_INSTRUCTIONS FOR THE TASK:_ Locate every line in the records below that holds the word "this" and return each one.

_MATERIAL:_
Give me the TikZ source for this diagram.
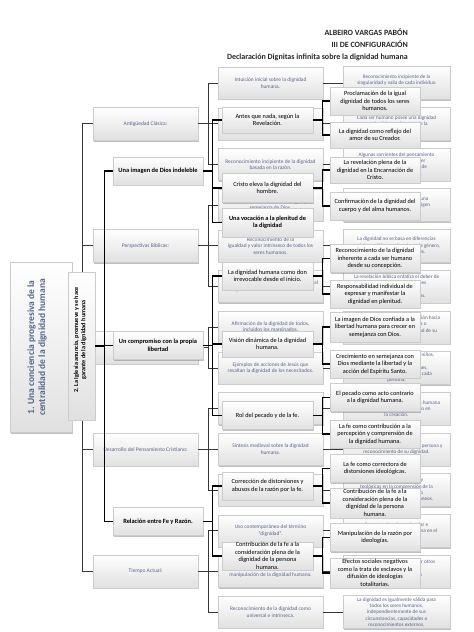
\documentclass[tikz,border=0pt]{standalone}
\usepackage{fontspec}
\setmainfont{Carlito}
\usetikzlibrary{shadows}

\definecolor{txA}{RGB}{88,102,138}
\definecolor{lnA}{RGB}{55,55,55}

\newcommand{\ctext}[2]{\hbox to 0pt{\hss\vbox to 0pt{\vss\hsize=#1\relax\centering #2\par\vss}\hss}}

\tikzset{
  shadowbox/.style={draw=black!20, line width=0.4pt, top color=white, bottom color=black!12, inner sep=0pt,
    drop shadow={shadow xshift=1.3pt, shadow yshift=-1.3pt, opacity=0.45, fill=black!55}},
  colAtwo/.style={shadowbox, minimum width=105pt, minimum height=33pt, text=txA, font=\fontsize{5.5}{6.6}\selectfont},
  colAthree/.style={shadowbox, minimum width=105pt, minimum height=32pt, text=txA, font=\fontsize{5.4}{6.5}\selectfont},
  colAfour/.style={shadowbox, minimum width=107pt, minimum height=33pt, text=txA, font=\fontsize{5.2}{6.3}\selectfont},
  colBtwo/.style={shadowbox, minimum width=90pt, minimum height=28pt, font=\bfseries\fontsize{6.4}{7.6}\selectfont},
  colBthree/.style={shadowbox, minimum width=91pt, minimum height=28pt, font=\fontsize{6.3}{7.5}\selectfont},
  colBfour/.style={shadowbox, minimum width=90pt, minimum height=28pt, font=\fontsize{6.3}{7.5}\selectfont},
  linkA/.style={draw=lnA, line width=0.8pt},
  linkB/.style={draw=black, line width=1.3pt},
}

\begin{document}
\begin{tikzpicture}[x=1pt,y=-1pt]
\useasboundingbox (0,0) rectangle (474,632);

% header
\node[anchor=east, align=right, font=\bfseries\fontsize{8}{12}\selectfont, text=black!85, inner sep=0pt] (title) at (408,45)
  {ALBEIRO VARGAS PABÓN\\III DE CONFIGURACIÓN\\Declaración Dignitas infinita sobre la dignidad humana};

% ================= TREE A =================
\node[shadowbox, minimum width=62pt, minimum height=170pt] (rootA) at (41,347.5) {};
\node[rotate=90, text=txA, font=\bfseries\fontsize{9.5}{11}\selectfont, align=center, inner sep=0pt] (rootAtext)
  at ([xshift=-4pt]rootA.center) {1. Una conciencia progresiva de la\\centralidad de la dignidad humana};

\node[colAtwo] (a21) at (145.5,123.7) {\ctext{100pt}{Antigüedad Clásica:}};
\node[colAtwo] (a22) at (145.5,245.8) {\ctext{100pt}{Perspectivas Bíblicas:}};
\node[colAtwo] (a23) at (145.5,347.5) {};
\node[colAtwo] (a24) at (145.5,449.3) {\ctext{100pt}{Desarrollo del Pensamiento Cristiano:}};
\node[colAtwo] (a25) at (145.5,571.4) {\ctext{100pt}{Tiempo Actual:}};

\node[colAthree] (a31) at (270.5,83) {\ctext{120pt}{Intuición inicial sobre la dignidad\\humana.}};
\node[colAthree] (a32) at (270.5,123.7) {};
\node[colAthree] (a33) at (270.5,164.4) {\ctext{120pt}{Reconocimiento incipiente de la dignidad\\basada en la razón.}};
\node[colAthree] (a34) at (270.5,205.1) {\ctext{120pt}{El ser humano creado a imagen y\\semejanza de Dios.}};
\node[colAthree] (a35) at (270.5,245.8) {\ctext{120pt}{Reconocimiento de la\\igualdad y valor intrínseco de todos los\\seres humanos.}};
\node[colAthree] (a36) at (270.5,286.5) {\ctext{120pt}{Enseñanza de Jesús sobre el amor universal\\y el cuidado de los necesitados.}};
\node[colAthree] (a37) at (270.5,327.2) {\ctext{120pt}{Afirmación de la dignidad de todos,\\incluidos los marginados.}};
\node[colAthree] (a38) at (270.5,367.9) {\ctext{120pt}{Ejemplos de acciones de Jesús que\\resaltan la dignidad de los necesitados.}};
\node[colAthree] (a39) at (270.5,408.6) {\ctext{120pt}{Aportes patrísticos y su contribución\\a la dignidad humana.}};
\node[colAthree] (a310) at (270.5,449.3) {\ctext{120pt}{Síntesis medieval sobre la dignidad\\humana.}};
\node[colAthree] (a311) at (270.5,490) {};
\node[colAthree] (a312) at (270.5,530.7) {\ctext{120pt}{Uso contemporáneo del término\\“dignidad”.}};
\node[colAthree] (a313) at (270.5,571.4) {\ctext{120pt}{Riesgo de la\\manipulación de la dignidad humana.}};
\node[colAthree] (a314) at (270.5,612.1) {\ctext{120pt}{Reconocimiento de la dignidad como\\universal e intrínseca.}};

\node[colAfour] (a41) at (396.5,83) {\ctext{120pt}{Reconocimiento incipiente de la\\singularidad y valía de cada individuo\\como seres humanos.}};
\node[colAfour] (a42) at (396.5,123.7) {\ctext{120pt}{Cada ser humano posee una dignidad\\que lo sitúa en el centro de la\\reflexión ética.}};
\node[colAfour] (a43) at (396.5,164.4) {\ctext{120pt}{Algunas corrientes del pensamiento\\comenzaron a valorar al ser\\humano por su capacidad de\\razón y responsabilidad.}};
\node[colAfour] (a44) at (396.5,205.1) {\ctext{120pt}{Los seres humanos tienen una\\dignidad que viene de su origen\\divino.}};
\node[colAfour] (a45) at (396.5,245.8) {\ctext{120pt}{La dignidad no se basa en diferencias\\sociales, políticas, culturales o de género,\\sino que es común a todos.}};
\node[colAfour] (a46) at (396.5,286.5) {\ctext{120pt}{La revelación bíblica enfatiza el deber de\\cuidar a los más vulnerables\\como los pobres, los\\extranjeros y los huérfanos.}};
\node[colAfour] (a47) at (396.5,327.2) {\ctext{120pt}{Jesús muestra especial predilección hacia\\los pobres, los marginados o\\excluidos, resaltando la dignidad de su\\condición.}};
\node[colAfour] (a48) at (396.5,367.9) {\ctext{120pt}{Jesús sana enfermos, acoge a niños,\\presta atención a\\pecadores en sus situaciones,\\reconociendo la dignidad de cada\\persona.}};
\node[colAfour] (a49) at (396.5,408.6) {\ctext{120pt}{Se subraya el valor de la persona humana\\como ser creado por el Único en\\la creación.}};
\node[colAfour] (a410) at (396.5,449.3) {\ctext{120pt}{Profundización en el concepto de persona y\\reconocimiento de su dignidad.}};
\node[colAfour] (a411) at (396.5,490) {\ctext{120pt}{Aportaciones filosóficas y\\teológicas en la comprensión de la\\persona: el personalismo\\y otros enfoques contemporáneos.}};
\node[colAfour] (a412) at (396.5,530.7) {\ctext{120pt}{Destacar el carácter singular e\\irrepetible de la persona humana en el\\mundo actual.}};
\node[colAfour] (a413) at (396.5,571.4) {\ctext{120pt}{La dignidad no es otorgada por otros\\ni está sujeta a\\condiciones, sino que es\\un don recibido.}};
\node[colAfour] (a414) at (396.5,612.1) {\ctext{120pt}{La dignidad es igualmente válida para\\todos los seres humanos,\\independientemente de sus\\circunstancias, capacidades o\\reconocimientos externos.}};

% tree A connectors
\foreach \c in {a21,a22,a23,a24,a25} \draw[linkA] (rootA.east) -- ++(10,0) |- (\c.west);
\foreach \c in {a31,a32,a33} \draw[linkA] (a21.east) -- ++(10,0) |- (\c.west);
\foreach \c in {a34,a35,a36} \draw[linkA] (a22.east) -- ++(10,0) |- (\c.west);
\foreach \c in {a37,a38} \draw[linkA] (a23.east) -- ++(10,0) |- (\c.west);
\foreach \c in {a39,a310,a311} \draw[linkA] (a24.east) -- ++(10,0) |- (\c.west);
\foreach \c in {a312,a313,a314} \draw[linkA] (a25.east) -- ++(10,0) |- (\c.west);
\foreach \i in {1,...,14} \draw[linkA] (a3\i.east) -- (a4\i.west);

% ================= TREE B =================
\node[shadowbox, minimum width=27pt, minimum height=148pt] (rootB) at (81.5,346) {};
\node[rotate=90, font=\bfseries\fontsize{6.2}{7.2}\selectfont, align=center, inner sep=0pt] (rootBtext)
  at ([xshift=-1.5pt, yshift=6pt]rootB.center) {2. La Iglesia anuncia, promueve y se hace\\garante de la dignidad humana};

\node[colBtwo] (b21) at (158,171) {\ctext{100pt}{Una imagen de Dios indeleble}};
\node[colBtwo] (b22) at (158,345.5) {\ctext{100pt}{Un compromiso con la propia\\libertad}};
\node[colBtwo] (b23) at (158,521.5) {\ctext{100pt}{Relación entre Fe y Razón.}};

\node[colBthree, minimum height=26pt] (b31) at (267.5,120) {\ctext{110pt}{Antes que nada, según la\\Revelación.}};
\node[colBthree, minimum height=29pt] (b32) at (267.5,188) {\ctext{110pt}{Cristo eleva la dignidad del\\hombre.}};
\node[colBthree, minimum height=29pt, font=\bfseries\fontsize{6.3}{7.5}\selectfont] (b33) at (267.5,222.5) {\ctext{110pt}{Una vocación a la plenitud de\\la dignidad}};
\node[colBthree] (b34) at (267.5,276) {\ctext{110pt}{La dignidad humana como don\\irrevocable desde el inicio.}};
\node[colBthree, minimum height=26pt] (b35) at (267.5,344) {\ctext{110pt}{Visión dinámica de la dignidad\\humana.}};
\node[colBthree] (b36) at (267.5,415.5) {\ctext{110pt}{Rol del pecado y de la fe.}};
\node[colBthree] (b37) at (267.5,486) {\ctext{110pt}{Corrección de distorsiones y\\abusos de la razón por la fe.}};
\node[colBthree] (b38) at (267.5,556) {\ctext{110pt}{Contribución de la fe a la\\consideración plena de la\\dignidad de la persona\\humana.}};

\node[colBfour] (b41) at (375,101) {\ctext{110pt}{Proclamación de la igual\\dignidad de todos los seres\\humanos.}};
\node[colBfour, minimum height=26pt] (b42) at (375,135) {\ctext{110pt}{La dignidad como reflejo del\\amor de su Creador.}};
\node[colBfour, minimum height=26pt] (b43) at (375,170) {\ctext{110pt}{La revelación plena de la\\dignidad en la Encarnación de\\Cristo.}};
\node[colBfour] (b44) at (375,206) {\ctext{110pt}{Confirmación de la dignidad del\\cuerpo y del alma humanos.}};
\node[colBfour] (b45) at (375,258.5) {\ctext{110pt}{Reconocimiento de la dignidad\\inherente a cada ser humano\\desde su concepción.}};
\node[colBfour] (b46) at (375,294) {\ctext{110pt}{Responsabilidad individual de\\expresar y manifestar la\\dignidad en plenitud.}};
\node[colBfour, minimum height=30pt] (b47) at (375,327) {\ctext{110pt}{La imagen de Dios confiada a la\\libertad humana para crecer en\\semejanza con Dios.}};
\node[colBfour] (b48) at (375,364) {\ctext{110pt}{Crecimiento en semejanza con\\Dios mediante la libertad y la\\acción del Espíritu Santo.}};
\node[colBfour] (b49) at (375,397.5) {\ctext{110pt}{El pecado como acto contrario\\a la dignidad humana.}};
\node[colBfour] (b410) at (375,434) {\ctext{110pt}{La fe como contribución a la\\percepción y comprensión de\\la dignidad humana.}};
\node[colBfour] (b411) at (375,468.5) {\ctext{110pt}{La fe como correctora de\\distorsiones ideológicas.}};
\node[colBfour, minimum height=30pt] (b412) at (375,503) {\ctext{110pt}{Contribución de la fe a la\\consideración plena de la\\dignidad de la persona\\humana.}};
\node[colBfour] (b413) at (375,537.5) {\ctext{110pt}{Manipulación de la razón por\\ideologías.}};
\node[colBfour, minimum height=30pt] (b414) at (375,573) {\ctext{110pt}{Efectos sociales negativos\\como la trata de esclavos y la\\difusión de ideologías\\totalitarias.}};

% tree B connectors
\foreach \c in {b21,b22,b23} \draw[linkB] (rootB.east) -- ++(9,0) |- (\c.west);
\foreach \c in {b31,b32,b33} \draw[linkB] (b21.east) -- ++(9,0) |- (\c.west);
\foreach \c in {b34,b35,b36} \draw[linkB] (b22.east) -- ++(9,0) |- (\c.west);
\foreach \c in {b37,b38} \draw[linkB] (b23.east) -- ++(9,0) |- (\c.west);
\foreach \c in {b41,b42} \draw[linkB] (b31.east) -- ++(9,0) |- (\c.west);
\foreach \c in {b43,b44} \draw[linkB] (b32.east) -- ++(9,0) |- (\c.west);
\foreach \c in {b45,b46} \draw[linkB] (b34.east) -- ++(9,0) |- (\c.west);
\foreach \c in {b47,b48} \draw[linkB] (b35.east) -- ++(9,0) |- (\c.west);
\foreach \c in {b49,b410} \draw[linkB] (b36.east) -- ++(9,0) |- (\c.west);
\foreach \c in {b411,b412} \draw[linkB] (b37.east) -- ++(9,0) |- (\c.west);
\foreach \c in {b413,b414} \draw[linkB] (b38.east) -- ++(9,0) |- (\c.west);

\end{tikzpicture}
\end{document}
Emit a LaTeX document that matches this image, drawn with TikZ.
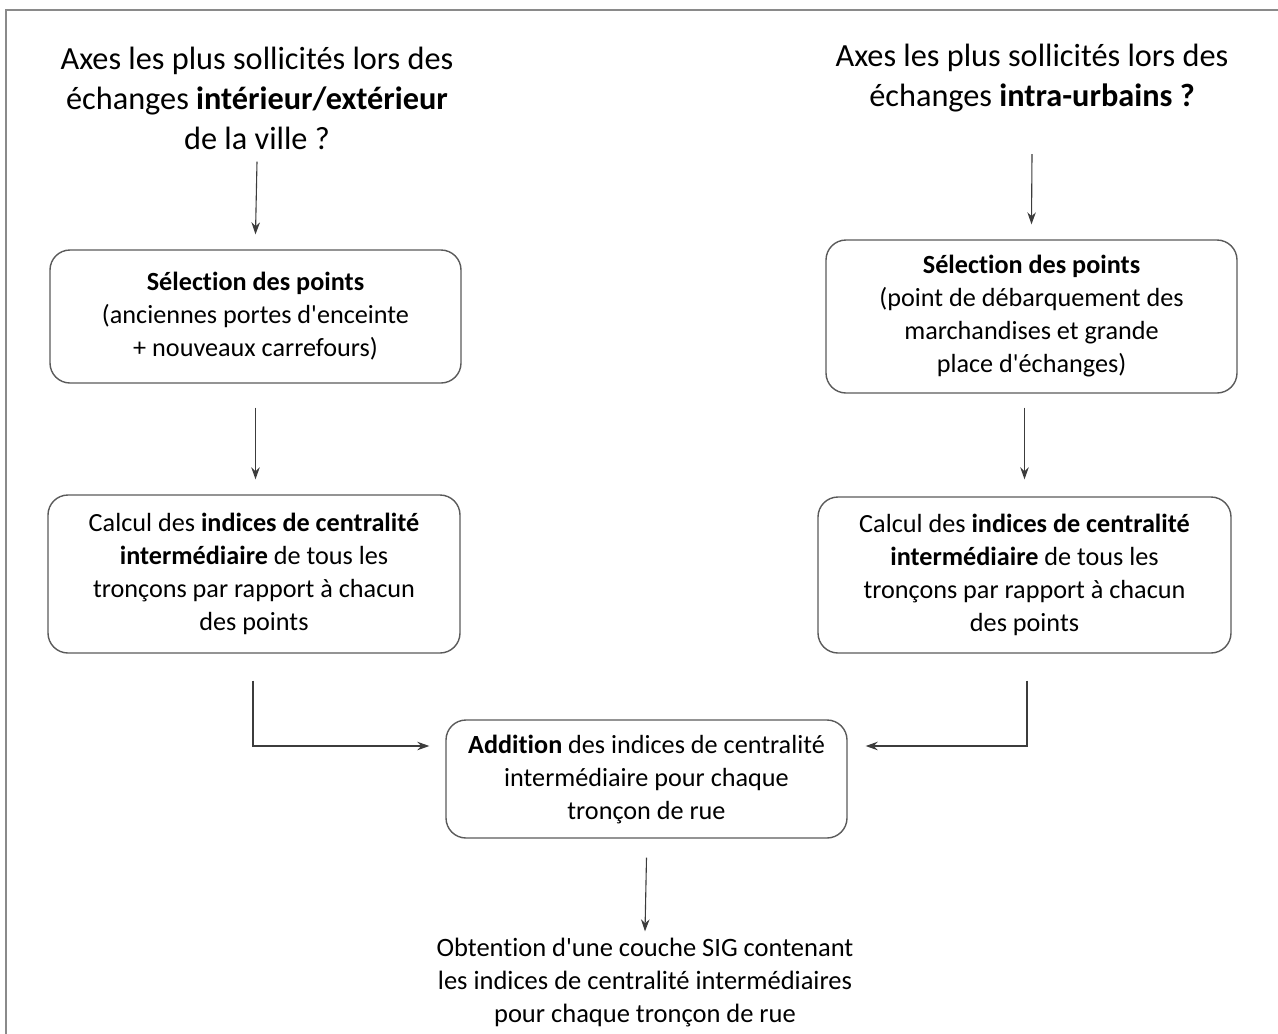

_EXERCISE OUTPUT:_
Give me the TikZ source for this diagram.
Emit a LaTeX document that matches this image, drawn with TikZ.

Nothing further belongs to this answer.